Selecting the right observability platform involves evaluating your organization's specific needs, existing infrastructure, budget, and operational preferences. Consider the following decision-tree style guidance:

  • Are you primarily focused on open-source solutions and deep customization?
    • If yes, and you require robust metrics collection with a powerful query language, Prometheus is a strong candidate, often paired with Grafana for visualization.
    • If yes, but you need broader visualization capabilities and are comfortable with self-hosting or managing a cloud service, Grafana itself remains a viable option, potentially enhanced with specialized data sources.
  • Is your infrastructure heavily tied to a specific cloud provider (AWS or Azure)?
    • If AWS-native, consider leveraging Amazon Web Services (CloudWatch, X-Ray, OpenSearch) for seamless integration, optimized performance, and a pay-as-you-go model within your existing cloud ecosystem.
    • If Azure-native, Azure Monitor offers a unified platform for monitoring applications and infrastructure across Azure and hybrid environments, benefiting from deep native integrations.

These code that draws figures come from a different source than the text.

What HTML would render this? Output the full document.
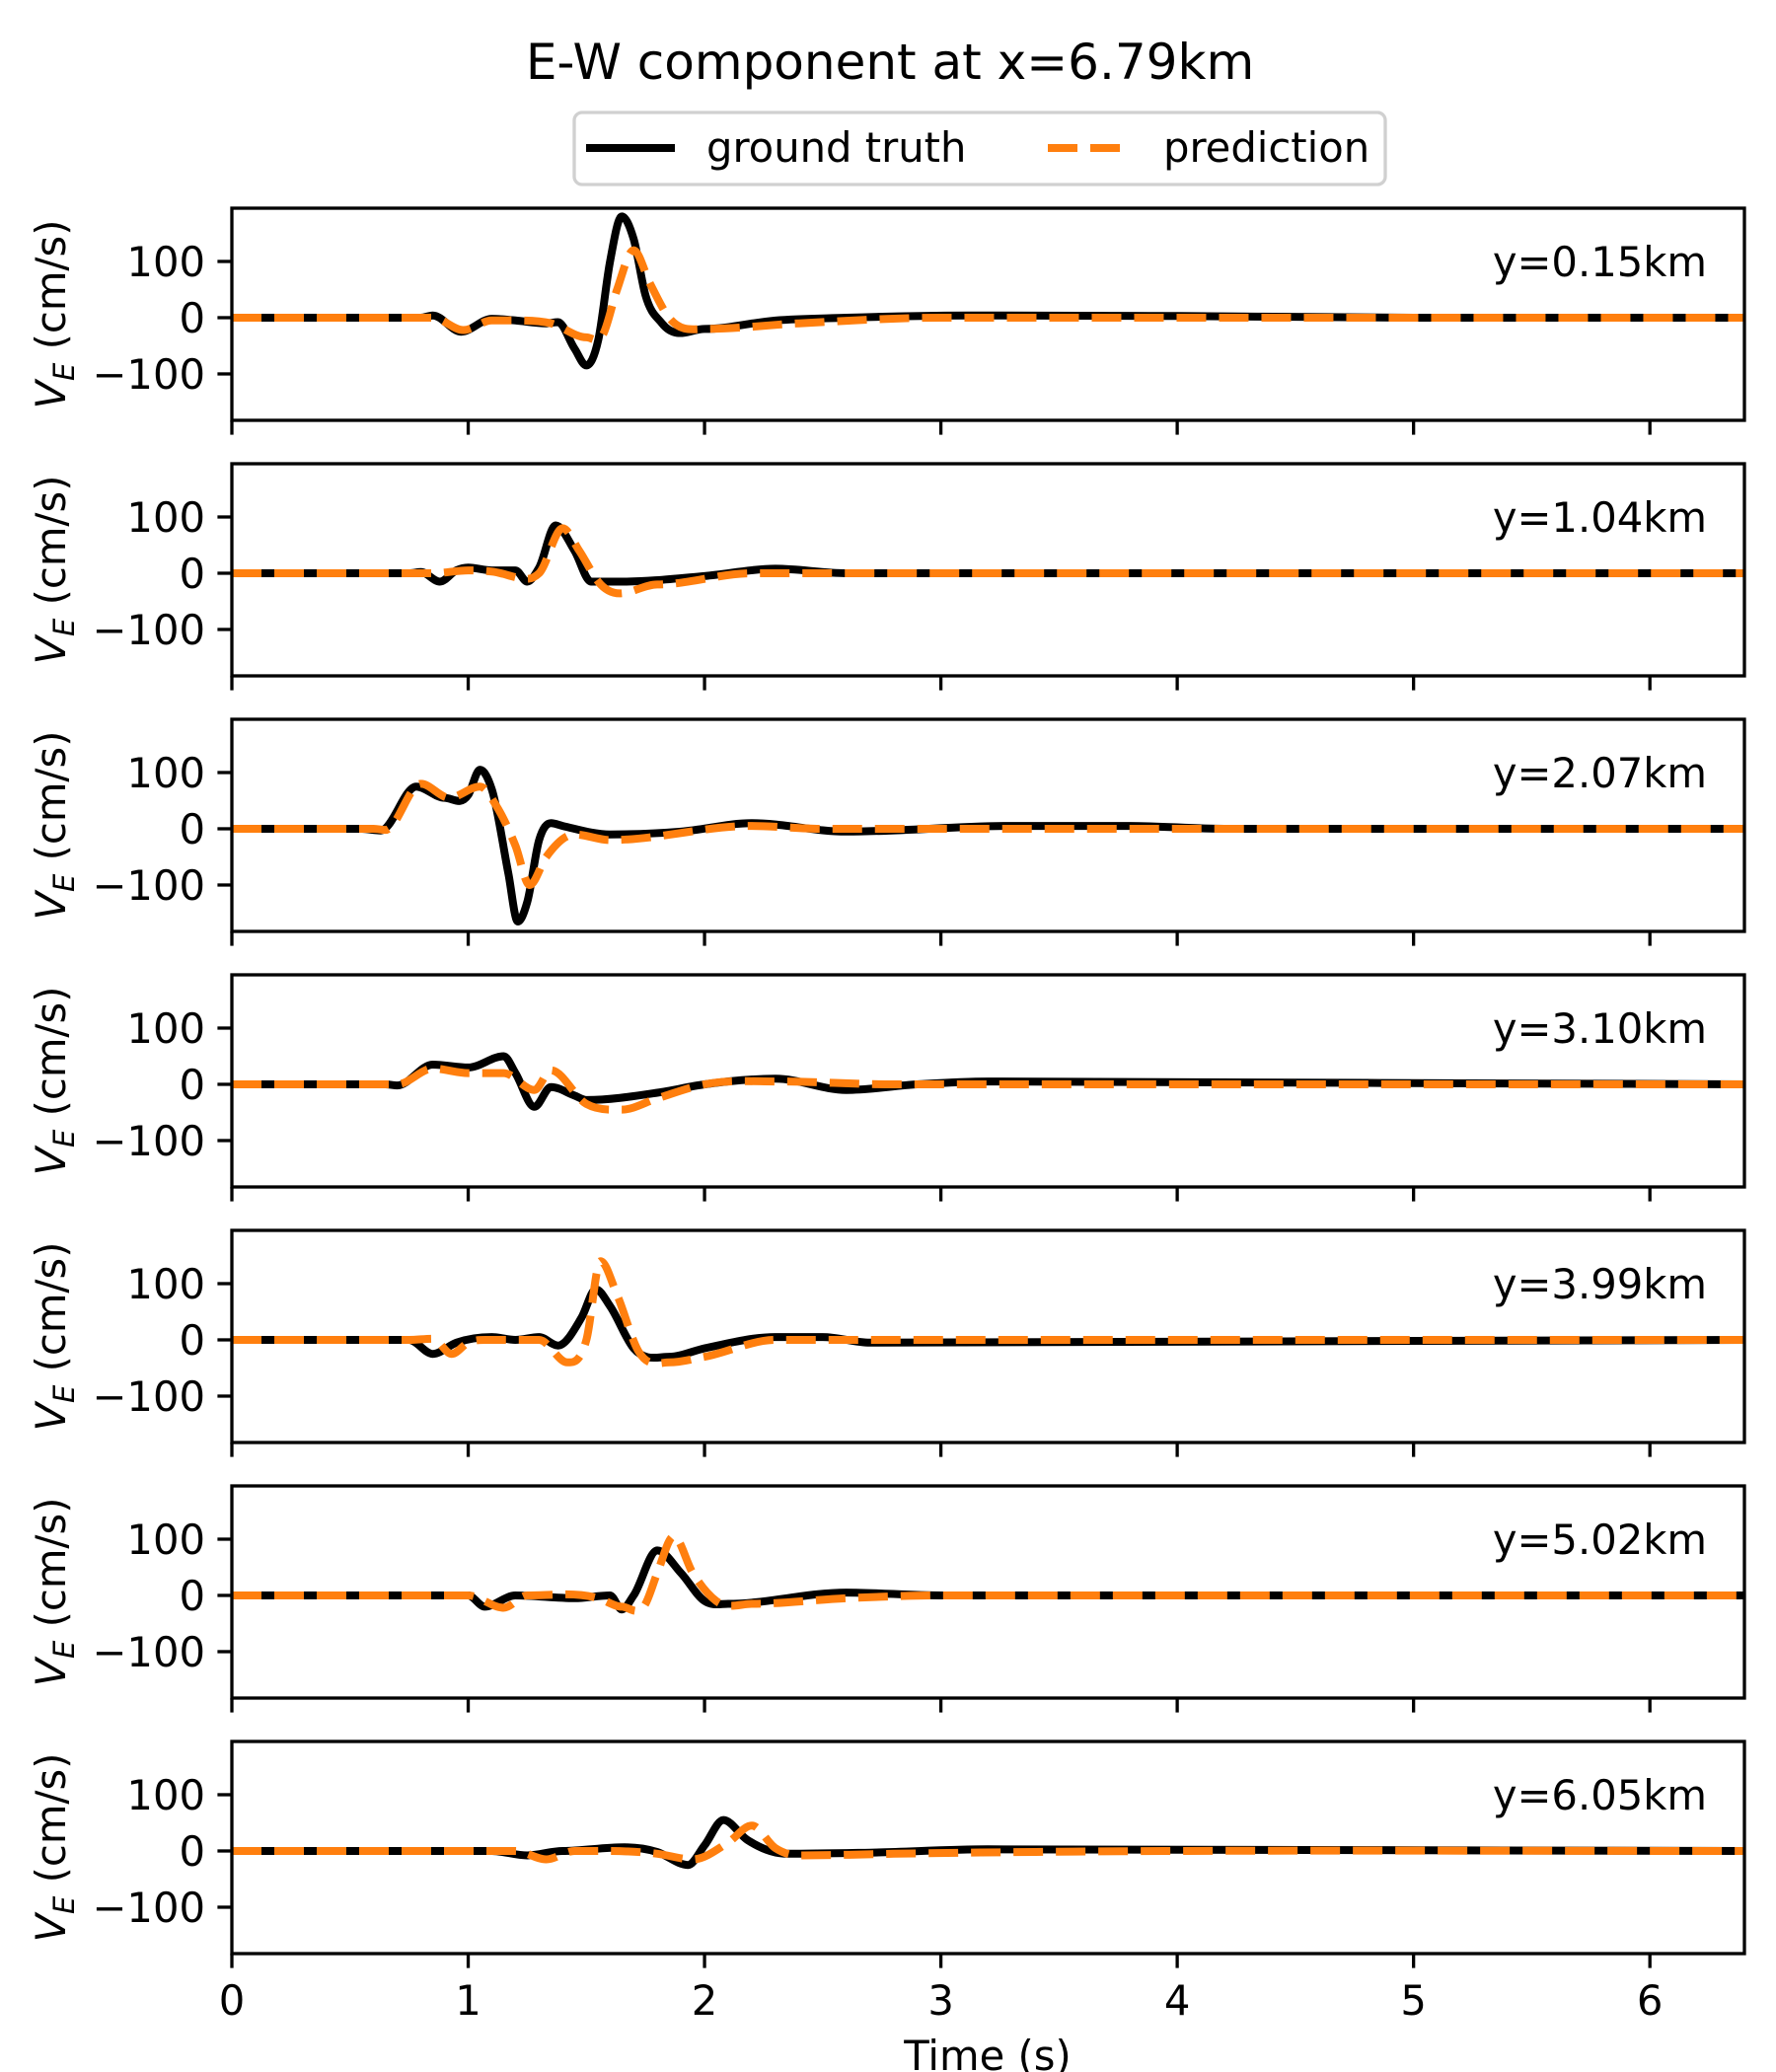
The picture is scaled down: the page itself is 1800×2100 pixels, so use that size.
<!DOCTYPE html>
<html><head><meta charset="utf-8"><style>
html,body{margin:0;padding:0;background:#fff;}
svg{display:block;font-family:"DejaVu Sans","Liberation Sans",sans-serif;}
</style></head><body>
<svg id="fig" width="1800" height="2100" viewBox="0 0 1800 2100" xmlns="http://www.w3.org/2000/svg">
<rect width="1800" height="2100" fill="#fff"/>
<text x="902" y="80" font-size="50" text-anchor="middle">E-W component at x=6.79km</text>
<g>
<rect x="582" y="114" width="822" height="73" rx="8" fill="#fff" stroke="#d0d0d0" stroke-width="3.3"/>
<line x1="594" y1="150" x2="684" y2="150" stroke="#000" stroke-width="8"/>
<text x="716" y="164" font-size="41.7">ground truth</text>
<line x1="1062" y1="150" x2="1142" y2="150" stroke="#ff7f0e" stroke-width="8" stroke-dasharray="30 13"/>
<text x="1179" y="164" font-size="41.7">prediction</text>
</g>
<g id="panels"></g>
<text x="1001" y="2098" font-size="41.7" text-anchor="middle">Time (s)</text>
</svg>
<script>
const panelLabels = ["y=0.15km","y=1.04km","y=2.07km","y=3.10km","y=3.99km","y=5.02km","y=6.05km"];
const xTicks = [0,1,2,3,4,5,6];
const yTicks = [-100,0,100];
const yTickLabels = ["\u2212100","0","100"];
const gtT = [
 [0,0.8,0.85,0.97,1.1,1.2,1.33,1.38,1.45,1.5,1.55,1.6,1.65,1.7,1.75,1.82,2.0,2.3,2.6,4,5,6.4],
 [0,0.75,0.8,0.88,0.95,1.0,1.1,1.2,1.25,1.3,1.37,1.45,1.52,1.65,2,2.3,2.6,6.4],
 [0,0.55,0.63,0.78,0.9,1.0,1.05,1.1,1.17,1.21,1.25,1.3,1.35,1.4,1.6,1.9,2.2,2.6,3.3,3.8,4.2,6.4],
 [0,0.65,0.7,0.85,1.0,1.15,1.2,1.28,1.35,1.45,1.5,1.8,2.0,2.3,2.6,2.9,3.2,6.4],
 [0,0.75,0.85,0.95,1.1,1.2,1.3,1.38,1.48,1.54,1.6,1.7,1.85,2.0,2.3,2.5,2.7,6.4],
 [0,0.9,1.0,1.07,1.2,1.45,1.6,1.65,1.7,1.8,1.9,2.0,2.1,2.6,3,6.4],
 [0,1.1,1.25,1.4,1.8,1.93,2.0,2.08,2.18,2.35,2.7,3.2,6.4]
];
const gtV = [
 [0,0,4,-25,-2,-5,-10,-8,-55,-85,-40,100,180,140,40,-10,-20,-5,0,3,0,0],
 [0,0,2,-15,5,10,5,5,-15,10,85,40,-15,-15,-5,8,0,0],
 [0,0,-3,75,55,60,105,70,-80,-165,-130,-20,10,5,-10,-5,10,-5,5,5,0,0],
 [0,0,-2,35,30,50,20,-40,-5,-20,-28,-15,0,10,-10,0,5,0],
 [0,0,-25,-5,5,0,5,-10,40,90,60,-15,-30,-15,5,5,-5,0],
 [0,0,0,-20,0,-5,0,-25,0,80,40,-10,-15,5,0,0],
 [0,0,-8,0,-2,-25,10,55,20,-5,-3,3,0]
];
const prT = [
 [0,0.85,0.98,1.1,1.2,1.35,1.5,1.57,1.63,1.7,1.77,1.85,2,2.4,3,6.4],
 [0,0.85,1.0,1.1,1.25,1.3,1.4,1.47,1.55,1.8,2.2,6.4],
 [0,0.6,0.65,0.8,0.92,1.05,1.12,1.2,1.26,1.33,1.45,1.6,2.2,2.5,6.4],
 [0,0.7,0.85,1.0,1.15,1.28,1.35,1.5,1.65,1.8,2.0,2.3,2.8,6.4],
 [0,0.75,0.85,0.93,1.0,1.1,1.3,1.42,1.5,1.56,1.63,1.72,1.85,2.0,2.3,6.4],
 [0,1.0,1.15,1.25,1.55,1.65,1.75,1.8,1.87,1.95,2.05,2.2,2.6,3,6.4],
 [0,1.2,1.33,1.45,1.8,1.95,2.1,2.2,2.3,2.4,2.8,6.4]
];
const prV = [
 [0,0,-22,-5,-5,-10,-35,-30,50,120,60,0,-20,-10,0,0],
 [0,0,5,3,-10,0,80,40,-15,-20,0,0],
 [0,0,-2,80,55,75,40,-30,-100,-50,-10,-20,5,0,0],
 [0,0,28,20,20,-10,25,-35,-45,-25,0,5,0,0],
 [0,0,2,-25,-5,0,0,-40,0,140,80,-20,-40,-30,0,0],
 [0,0,-22,0,-5,-20,-15,40,105,40,-10,-15,-5,0,0],
 [0,0,-15,0,-5,-15,15,45,5,-8,-5,0]
];
const NS="http://www.w3.org/2000/svg";
const L=235,R=1768,H=215,tops=[211,470,729,988,1247,1506,1765];
const xMin=0,xMax=6.4,yMin=-182.5,yMax=194.7;
function X(t){return L+(t-xMin)/(xMax-xMin)*(R-L);}
function Y(v,top){return top+(yMax-v)/(yMax-yMin)*H;}
function mk(tag,attrs,parent){const e=document.createElementNS(NS,tag);for(const k in attrs)e.setAttribute(k,attrs[k]);parent.appendChild(e);return e;}
function pathD(ts,vs,top){
 const n=ts.length, m=[];
 for(let i=0;i<n;i++){
  if(i===0||i===n-1){m.push(0);continue;}
  const s0=(vs[i]-vs[i-1])/(ts[i]-ts[i-1]), s1=(vs[i+1]-vs[i])/(ts[i+1]-ts[i]);
  if(s0*s1<=0){m.push(0);continue;}
  const w0=ts[i+1]-ts[i], w1=ts[i]-ts[i-1];
  m.push((w0*s0+w1*s1)/(w0+w1));
 }
 let d="M"+X(ts[0]).toFixed(1)+","+Y(vs[0],top).toFixed(1);
 for(let i=0;i<n-1;i++){
  const dt=ts[i+1]-ts[i];
  const c1t=ts[i]+dt/3, c1v=vs[i]+m[i]*dt/3;
  const c2t=ts[i+1]-dt/3, c2v=vs[i+1]-m[i+1]*dt/3;
  d+=" C"+X(c1t).toFixed(1)+","+Y(c1v,top).toFixed(1)+" "+X(c2t).toFixed(1)+","+Y(c2v,top).toFixed(1)+" "+X(ts[i+1]).toFixed(1)+","+Y(vs[i+1],top).toFixed(1);
 }
 return d;
}
const root=document.getElementById('panels');
for(let k=0;k<7;k++){
 const top=tops[k];
 const g=mk('g',{},root);
 
 
 const cp=mk('clipPath',{id:'c'+k},g);
 mk('rect',{x:L,y:top,width:R-L,height:H},cp);
 const gt=mk('path',{d:pathD(gtT[k],gtV[k],top),fill:'none',stroke:'#000','stroke-width':8,'stroke-linejoin':'round','clip-path':'url(#c'+k+')'},g);
 
 
 const pr=mk('path',{d:pathD(prT[k],prV[k],top),fill:'none',stroke:'#ff7f0e','stroke-width':8,'stroke-dasharray':'30 13','clip-path':'url(#c'+k+')'},g);
 
 
 const fr=mk('rect',{x:L,y:top,width:R-L,height:H,fill:'none',stroke:'#000','stroke-width':3.3},g);
 
 
 yTicks.forEach((v,i)=>{
  const y=Y(v,top);
  const tk=mk('line',{x1:L-14.6,x2:L,y1:y,y2:y,stroke:'#000','stroke-width':3.3},g);
  
  
  const tx=mk('text',{x:L-27,y:y+15,'font-size':41.7,'text-anchor':'end'},g);
  tx.textContent=yTickLabels[i];
  
  
 });
 xTicks.forEach(t=>{
  const x=X(t);
  const tk=mk('line',{x1:x,x2:x,y1:top+H,y2:top+H+14.6,stroke:'#000','stroke-width':3.3},g);
  
  
  if(k===6){
   const tx=mk('text',{x:x,y:top+H+62,'font-size':41.7,'text-anchor':'middle'},g);
   tx.textContent=String(t);
   
   
  }
 });
 const yl=mk('text',{transform:'translate(66,'+(top+H/2)+') rotate(-90)','font-size':41.7,'text-anchor':'middle'},g);
 yl.innerHTML='<tspan font-style="italic">V</tspan><tspan font-style="italic" font-size="29" dy="9">E</tspan><tspan dy="-9"> (cm/s)</tspan>';
 
 
 const pl=mk('text',{x:1730,y:top+69,'font-size':41.7,'text-anchor':'end'},g);
 pl.textContent=panelLabels[k];
 
 
}
</script>
</body></html>
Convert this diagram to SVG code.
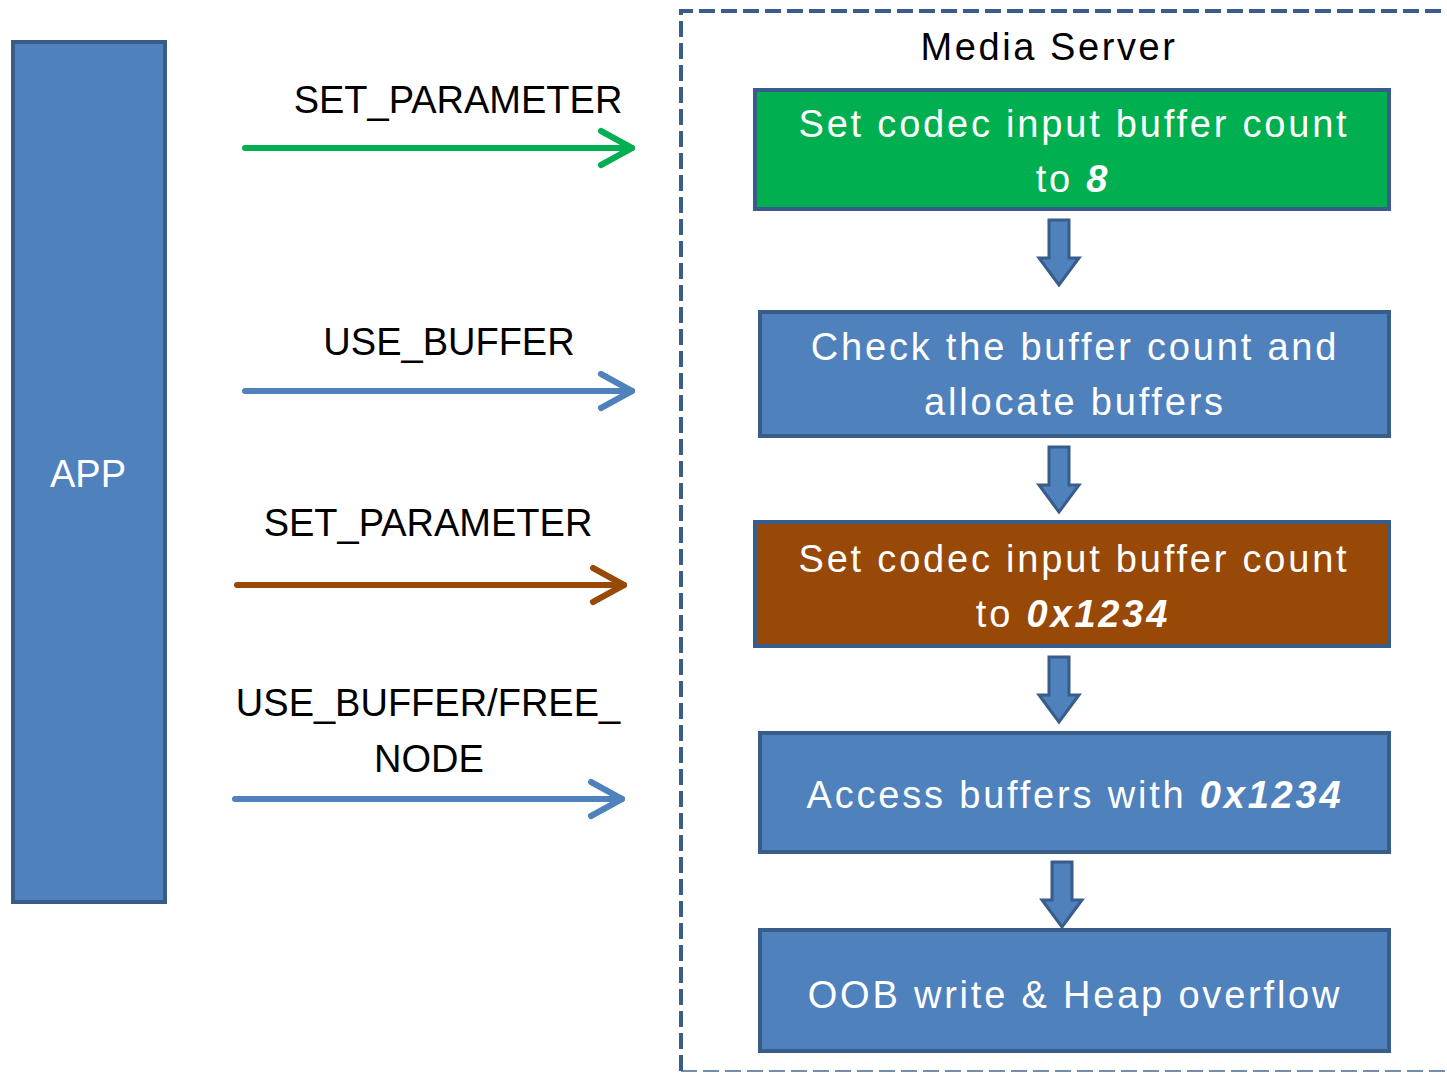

  • Do you need a comprehensive, unified observability platform with a strong focus on managed services, enterprise features, and security?
    • If yes, and you require extensive integrations, AI-driven insights for anomaly detection, and a single pane of glass for metrics, logs, traces, and security, then Datadog is a leading option.
    • If yes, and your priority is automated, AI-powered full-stack observability with deep root-cause analysis and minimal configuration, Dynatrace stands out for its advanced automation and Davis AI engine.
  • Are you an engineering team prioritizing deep application performance monitoring (APM) and full-stack visibility?
    • If yes, New Relic provides a strong platform with integrated logging, tracing, and a focus on code-level insights to help engineers optimize application performance.
  • Is your organization a large enterprise already using ServiceNow and seeking to integrate AIOps for IT operations management?
    • If yes, ServiceNow Operational Intelligence offers event correlation, anomaly detection, and automated incident response workflows, leveraging your existing ServiceNow investment.
  • What is your budget ceiling and preferred pricing model?
    • Open-source options like Prometheus (and self-hosted Grafana) have no direct software cost but incur operational overhead for management and scaling.
    • SaaS platforms (Datadog, New Relic, Dynatrace) typically follow usage-based or tiered models, offering managed services and advanced features at a predictable cost, often scaling with your data volume and infrastructure.
    • Cloud-native services (AWS, Azure) are pay-as-you-go, which can be cost-effective for cloud-based workloads but may require combining multiple services for full observability.